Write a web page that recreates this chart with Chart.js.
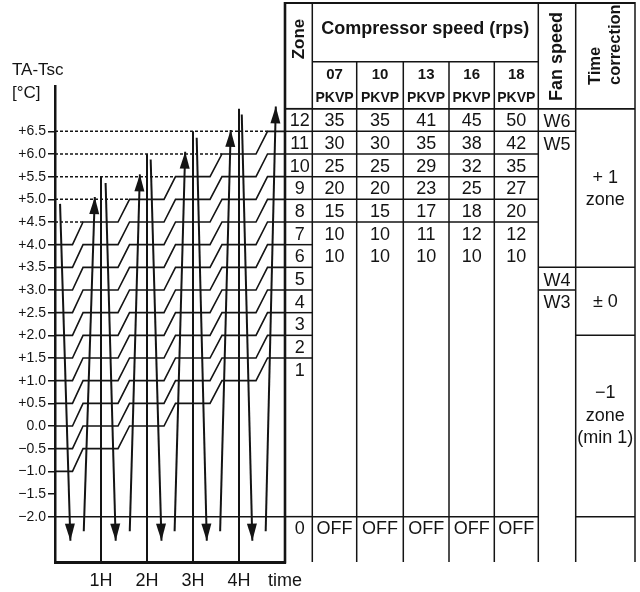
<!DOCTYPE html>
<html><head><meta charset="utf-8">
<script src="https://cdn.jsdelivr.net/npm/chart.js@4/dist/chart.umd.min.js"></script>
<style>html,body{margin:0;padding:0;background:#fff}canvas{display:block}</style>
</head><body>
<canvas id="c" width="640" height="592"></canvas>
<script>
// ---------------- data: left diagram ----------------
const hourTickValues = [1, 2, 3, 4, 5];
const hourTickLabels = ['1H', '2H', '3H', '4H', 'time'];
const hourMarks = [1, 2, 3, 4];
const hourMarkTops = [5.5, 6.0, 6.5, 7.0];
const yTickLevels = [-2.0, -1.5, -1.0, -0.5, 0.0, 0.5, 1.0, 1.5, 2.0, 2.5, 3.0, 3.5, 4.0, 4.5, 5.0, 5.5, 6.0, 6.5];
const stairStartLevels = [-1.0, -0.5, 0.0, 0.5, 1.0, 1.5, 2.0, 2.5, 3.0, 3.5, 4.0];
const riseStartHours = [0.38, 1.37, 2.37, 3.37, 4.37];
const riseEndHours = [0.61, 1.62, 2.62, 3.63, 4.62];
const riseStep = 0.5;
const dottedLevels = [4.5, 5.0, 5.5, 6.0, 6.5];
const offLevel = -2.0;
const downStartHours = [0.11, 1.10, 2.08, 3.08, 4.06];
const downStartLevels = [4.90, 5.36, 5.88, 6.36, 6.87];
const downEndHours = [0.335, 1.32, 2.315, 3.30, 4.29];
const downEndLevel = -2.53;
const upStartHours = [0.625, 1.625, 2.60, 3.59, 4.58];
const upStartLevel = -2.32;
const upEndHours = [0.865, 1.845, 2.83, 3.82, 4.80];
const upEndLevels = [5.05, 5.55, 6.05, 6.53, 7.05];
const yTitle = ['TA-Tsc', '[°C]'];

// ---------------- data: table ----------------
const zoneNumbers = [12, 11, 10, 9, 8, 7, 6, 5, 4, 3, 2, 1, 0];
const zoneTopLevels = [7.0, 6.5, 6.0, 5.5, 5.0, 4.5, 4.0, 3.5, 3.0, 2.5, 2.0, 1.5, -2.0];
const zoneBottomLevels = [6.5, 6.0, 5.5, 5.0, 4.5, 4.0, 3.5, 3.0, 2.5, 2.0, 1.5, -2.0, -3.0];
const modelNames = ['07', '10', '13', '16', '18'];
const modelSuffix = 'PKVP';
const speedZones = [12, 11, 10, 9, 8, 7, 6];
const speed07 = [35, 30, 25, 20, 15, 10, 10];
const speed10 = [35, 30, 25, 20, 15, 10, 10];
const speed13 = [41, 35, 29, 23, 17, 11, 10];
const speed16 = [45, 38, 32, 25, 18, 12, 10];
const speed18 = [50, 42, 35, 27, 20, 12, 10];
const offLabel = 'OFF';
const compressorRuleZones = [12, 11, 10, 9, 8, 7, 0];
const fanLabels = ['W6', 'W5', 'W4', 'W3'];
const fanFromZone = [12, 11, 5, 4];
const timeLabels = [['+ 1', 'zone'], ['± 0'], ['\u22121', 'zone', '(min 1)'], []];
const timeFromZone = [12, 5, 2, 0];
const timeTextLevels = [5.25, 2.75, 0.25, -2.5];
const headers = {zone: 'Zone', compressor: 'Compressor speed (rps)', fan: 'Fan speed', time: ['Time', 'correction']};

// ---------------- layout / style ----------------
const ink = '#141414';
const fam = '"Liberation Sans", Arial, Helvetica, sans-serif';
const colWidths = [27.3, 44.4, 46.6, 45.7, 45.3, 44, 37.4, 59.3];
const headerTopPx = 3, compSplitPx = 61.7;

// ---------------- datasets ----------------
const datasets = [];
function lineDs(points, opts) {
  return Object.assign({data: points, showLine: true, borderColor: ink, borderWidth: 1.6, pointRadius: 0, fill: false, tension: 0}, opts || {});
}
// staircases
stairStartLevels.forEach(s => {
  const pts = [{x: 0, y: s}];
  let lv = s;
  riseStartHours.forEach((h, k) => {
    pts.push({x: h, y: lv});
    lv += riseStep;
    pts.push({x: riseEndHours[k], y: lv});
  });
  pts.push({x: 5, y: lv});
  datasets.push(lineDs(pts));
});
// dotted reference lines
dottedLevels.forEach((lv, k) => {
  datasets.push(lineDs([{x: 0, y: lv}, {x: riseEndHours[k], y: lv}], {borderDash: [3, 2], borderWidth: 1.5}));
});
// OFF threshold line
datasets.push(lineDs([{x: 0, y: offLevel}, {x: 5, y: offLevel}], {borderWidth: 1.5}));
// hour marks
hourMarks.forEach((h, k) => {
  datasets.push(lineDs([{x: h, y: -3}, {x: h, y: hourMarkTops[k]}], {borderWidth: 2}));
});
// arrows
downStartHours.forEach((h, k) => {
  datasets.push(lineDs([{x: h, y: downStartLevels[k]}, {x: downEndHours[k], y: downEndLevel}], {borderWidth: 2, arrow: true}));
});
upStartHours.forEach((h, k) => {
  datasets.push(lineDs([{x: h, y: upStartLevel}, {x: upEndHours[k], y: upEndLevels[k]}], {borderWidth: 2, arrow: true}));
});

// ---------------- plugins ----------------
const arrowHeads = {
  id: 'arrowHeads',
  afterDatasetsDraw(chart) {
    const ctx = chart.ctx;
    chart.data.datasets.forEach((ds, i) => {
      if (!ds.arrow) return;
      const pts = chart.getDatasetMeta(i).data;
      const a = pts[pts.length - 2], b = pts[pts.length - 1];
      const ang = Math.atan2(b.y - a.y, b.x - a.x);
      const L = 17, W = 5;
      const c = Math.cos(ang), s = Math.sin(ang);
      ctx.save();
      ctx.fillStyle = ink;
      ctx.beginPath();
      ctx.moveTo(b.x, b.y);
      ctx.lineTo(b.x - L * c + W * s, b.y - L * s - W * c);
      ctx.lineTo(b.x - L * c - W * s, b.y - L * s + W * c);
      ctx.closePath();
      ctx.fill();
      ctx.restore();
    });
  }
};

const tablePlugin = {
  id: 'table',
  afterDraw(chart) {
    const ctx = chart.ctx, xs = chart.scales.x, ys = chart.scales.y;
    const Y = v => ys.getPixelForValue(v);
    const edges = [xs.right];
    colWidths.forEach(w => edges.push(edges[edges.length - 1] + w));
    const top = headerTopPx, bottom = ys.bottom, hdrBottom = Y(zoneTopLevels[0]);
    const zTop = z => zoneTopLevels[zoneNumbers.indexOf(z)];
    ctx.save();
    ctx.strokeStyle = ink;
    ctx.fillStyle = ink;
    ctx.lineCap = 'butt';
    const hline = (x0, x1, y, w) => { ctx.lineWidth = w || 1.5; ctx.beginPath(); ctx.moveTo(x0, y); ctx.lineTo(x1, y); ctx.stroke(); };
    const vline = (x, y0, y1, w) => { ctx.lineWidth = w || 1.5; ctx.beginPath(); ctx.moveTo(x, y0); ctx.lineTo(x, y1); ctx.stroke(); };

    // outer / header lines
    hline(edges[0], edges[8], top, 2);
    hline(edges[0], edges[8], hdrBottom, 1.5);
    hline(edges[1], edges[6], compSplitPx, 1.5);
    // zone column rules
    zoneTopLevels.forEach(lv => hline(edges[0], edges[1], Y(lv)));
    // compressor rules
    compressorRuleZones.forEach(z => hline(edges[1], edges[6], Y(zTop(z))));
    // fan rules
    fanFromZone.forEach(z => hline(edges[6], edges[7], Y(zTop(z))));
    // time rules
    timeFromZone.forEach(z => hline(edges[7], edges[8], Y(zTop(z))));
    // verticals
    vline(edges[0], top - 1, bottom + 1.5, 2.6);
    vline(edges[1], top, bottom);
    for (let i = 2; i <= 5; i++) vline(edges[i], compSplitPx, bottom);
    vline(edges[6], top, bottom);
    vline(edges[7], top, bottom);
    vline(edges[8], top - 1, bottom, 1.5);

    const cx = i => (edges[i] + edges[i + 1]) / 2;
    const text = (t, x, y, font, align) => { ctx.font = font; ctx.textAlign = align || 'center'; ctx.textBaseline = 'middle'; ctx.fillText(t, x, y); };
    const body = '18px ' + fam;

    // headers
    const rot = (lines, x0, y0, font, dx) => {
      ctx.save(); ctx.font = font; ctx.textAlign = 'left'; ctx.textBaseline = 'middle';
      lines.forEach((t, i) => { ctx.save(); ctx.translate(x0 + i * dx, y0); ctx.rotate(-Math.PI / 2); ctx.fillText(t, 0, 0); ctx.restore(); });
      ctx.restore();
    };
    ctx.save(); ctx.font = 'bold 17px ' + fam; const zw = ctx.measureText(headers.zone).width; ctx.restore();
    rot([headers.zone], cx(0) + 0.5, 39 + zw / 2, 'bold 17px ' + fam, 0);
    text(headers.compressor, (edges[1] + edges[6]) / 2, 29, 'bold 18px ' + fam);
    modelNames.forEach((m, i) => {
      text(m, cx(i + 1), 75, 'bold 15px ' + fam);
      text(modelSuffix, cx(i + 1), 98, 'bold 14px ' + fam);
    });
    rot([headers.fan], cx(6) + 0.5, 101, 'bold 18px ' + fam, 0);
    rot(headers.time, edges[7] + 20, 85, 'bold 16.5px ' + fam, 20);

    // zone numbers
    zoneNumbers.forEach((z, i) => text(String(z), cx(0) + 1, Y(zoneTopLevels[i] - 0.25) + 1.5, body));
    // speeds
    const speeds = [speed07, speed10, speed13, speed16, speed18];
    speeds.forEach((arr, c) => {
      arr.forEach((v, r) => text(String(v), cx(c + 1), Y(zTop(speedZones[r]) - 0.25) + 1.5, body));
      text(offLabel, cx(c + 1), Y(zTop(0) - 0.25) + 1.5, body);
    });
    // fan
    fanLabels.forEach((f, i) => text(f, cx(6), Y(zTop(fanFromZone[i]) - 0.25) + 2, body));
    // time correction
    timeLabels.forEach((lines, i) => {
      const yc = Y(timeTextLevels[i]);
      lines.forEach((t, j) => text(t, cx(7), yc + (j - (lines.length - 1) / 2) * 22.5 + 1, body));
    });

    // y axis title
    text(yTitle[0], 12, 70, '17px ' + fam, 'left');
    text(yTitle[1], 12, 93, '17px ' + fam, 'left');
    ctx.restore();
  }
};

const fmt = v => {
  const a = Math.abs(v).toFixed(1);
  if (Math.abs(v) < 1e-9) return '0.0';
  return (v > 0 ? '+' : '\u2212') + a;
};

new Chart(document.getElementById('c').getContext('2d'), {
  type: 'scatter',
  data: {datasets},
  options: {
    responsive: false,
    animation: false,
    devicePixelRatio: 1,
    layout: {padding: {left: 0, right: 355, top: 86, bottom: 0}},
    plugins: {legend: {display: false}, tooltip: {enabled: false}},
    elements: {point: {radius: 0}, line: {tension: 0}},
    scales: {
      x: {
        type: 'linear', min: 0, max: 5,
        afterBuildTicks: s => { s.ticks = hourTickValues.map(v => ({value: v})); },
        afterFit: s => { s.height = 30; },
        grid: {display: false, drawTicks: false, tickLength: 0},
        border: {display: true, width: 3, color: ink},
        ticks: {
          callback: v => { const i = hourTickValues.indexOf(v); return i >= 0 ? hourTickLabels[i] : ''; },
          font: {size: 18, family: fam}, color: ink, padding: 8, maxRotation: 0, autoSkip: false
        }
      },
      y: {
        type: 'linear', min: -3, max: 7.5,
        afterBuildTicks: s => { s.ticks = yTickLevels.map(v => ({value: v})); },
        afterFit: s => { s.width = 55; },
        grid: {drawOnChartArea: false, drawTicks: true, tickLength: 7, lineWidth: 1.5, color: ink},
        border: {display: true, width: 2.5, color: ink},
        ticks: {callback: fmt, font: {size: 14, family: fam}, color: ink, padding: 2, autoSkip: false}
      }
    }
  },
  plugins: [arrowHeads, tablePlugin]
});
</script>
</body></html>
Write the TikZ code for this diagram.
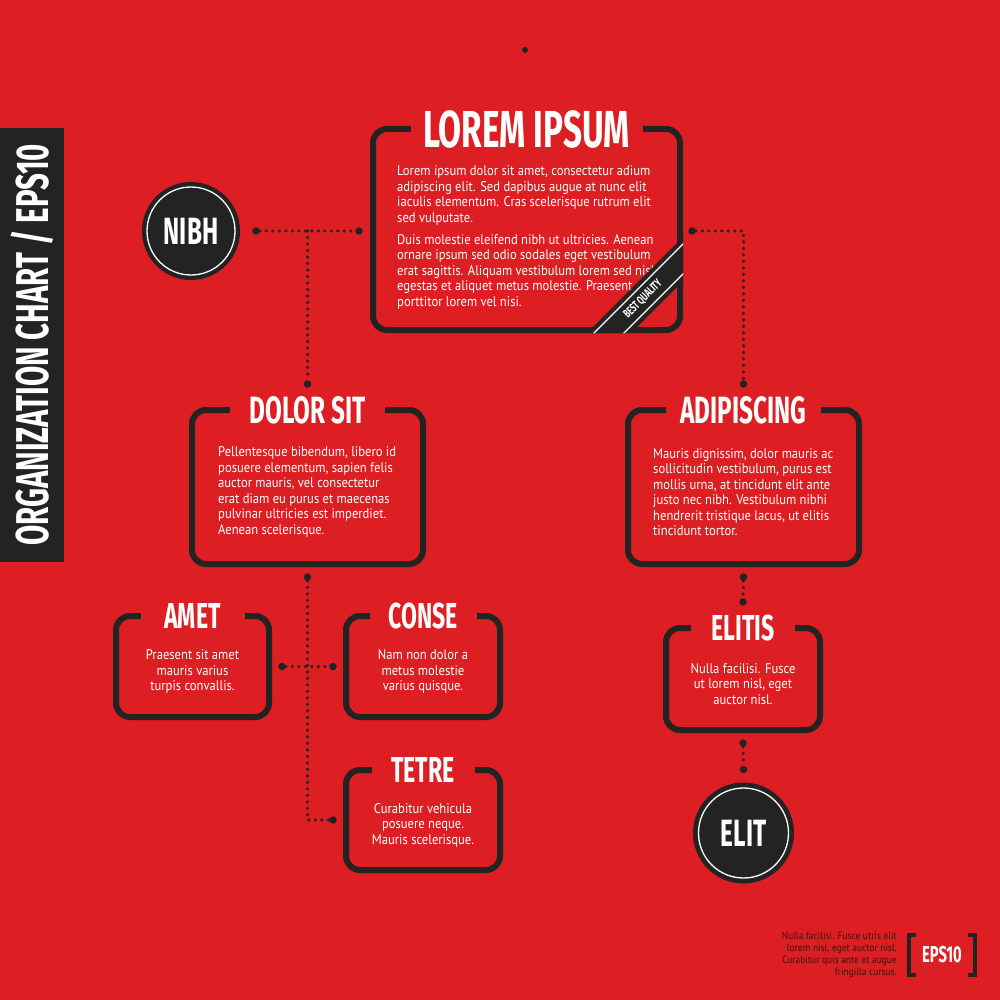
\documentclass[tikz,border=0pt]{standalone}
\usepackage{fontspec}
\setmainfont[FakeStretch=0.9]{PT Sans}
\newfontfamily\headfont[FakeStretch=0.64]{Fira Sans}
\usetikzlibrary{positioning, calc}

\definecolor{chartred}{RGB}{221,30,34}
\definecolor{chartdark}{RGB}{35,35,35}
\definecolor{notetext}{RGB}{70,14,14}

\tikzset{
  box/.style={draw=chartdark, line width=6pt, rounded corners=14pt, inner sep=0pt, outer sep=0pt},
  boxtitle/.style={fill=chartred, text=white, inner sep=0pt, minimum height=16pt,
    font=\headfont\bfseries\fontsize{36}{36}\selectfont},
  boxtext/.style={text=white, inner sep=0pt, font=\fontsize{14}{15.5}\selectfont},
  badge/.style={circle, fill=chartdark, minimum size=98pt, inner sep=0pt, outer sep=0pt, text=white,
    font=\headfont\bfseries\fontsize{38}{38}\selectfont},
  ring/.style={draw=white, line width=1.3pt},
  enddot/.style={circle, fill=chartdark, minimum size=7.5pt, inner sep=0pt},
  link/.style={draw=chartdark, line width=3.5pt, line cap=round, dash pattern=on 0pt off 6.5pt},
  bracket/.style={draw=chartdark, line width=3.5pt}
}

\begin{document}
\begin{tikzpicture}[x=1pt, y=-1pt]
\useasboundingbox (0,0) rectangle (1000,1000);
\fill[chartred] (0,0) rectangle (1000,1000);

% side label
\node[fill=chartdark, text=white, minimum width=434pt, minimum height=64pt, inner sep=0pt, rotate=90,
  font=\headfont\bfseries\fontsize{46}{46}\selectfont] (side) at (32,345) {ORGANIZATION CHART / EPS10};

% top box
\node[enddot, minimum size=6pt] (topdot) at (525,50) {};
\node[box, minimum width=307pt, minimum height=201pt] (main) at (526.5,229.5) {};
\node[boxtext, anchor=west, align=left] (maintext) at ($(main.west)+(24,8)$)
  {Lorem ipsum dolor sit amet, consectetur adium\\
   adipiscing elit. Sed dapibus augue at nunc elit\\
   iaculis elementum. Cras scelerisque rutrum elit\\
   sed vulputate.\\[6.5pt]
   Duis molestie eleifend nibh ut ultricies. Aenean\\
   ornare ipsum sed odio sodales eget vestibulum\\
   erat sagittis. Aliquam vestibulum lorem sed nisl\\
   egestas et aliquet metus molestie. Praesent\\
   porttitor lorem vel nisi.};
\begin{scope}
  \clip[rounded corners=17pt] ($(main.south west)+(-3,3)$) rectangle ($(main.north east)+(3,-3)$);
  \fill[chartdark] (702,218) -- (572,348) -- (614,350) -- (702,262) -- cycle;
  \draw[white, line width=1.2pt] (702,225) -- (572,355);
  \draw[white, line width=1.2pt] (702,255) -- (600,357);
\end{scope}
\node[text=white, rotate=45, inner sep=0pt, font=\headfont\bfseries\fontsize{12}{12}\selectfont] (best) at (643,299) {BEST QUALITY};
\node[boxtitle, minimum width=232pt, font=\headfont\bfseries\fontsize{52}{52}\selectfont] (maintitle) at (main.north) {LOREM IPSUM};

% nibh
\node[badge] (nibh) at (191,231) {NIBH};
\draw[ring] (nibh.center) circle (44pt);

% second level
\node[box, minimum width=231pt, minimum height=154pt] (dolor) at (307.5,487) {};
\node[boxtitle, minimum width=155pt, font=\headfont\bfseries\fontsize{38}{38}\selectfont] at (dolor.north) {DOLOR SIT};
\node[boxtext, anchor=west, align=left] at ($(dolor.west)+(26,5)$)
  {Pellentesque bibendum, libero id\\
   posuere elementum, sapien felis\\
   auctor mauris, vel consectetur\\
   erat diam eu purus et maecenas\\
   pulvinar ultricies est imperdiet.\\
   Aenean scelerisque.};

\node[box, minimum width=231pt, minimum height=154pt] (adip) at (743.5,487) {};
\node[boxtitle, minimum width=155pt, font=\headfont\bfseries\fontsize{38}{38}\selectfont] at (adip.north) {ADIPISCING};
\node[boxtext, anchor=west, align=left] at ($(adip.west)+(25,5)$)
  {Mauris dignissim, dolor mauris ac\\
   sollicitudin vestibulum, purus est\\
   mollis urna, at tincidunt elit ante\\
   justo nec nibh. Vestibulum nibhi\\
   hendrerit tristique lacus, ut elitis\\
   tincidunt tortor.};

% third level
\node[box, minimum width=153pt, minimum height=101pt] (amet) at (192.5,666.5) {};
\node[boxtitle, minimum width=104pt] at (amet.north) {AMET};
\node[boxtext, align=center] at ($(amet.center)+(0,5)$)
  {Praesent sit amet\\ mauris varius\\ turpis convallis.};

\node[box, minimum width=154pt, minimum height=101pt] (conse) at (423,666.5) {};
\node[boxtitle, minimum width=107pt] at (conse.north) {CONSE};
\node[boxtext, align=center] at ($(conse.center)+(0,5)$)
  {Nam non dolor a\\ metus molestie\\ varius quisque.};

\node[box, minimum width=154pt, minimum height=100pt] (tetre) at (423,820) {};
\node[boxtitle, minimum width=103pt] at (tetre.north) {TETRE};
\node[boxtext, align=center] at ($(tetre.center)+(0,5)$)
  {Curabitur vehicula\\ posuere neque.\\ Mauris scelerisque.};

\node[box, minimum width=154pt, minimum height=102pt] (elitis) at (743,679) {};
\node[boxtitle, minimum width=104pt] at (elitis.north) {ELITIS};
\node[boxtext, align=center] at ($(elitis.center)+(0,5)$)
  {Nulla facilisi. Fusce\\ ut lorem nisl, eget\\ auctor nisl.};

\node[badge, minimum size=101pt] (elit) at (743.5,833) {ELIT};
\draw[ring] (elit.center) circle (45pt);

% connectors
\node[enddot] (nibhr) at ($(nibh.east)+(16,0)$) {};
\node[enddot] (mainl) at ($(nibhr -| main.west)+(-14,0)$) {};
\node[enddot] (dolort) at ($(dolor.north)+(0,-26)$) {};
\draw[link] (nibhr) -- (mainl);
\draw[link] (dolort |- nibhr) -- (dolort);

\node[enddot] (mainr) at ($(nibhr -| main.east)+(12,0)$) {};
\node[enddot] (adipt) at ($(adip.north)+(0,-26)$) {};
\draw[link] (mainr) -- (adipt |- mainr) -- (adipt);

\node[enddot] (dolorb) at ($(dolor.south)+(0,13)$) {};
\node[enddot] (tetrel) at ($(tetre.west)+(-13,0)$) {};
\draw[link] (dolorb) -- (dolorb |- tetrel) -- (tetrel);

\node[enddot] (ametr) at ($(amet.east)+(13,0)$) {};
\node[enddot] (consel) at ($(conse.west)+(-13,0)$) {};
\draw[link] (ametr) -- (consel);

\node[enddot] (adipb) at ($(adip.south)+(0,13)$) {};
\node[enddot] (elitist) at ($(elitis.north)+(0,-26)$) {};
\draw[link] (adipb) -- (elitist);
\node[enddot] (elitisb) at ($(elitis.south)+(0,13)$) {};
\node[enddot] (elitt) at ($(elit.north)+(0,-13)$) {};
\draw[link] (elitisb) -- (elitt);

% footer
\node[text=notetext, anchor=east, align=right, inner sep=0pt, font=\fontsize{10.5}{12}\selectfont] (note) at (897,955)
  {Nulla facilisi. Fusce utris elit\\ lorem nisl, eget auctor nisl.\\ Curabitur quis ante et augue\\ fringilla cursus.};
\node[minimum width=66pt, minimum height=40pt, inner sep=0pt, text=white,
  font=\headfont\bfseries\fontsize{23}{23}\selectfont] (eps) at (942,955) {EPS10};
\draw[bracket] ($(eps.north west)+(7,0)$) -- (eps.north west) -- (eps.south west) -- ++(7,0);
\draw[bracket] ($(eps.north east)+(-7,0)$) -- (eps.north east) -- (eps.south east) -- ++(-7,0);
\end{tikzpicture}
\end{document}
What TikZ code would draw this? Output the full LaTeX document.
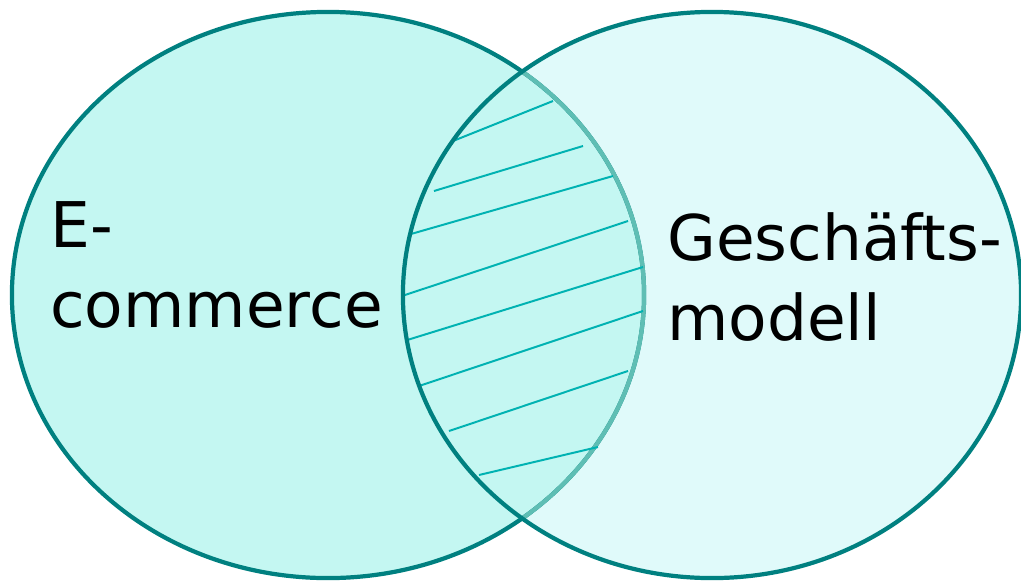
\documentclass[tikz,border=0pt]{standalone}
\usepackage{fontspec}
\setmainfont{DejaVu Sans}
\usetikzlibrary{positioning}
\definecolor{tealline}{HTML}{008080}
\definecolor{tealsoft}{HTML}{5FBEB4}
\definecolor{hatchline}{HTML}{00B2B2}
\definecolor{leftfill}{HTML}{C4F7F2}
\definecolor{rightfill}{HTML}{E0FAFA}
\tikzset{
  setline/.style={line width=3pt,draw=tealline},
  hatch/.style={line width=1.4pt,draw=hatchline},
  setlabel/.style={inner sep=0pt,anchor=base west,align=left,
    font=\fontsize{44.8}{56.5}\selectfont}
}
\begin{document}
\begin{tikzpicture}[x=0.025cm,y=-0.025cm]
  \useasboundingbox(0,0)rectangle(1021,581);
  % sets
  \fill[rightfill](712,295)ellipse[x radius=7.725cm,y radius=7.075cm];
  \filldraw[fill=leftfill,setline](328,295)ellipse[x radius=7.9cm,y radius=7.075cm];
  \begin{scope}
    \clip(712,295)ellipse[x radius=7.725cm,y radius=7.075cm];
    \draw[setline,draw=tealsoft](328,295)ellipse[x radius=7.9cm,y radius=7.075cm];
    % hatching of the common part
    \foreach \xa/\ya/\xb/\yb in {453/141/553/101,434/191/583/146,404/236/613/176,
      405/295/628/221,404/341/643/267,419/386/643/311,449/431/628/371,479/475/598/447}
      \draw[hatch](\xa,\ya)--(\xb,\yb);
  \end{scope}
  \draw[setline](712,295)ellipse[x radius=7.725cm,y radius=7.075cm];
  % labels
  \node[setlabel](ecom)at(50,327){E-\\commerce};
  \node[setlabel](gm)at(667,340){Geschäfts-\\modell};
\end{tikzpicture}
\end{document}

----------------------------------------

Starting at the line containing "What TikZ code", write out each line through the last one in the listing above, inclusive, and nothing else. Pictures are excluded from the copy.

What TikZ code would draw this? Output the full LaTeX document.
\documentclass[tikz,border=0pt]{standalone}
\usepackage{fontspec}
\setmainfont{DejaVu Sans}
\usetikzlibrary{positioning}
\definecolor{tealline}{HTML}{008080}
\definecolor{tealsoft}{HTML}{5FBEB4}
\definecolor{hatchline}{HTML}{00B2B2}
\definecolor{leftfill}{HTML}{C4F7F2}
\definecolor{rightfill}{HTML}{E0FAFA}
\tikzset{
  setline/.style={line width=3pt,draw=tealline},
  hatch/.style={line width=1.4pt,draw=hatchline},
  setlabel/.style={inner sep=0pt,anchor=base west,align=left,
    font=\fontsize{44.8}{56.5}\selectfont}
}
\begin{document}
\begin{tikzpicture}[x=0.025cm,y=-0.025cm]
  \useasboundingbox(0,0)rectangle(1021,581);
  % sets
  \fill[rightfill](712,295)ellipse[x radius=7.725cm,y radius=7.075cm];
  \filldraw[fill=leftfill,setline](328,295)ellipse[x radius=7.9cm,y radius=7.075cm];
  \begin{scope}
    \clip(712,295)ellipse[x radius=7.725cm,y radius=7.075cm];
    \draw[setline,draw=tealsoft](328,295)ellipse[x radius=7.9cm,y radius=7.075cm];
    % hatching of the common part
    \foreach \xa/\ya/\xb/\yb in {453/141/553/101,434/191/583/146,404/236/613/176,
      405/295/628/221,404/341/643/267,419/386/643/311,449/431/628/371,479/475/598/447}
      \draw[hatch](\xa,\ya)--(\xb,\yb);
  \end{scope}
  \draw[setline](712,295)ellipse[x radius=7.725cm,y radius=7.075cm];
  % labels
  \node[setlabel](ecom)at(50,327){E-\\commerce};
  \node[setlabel](gm)at(667,340){Geschäfts-\\modell};
\end{tikzpicture}
\end{document}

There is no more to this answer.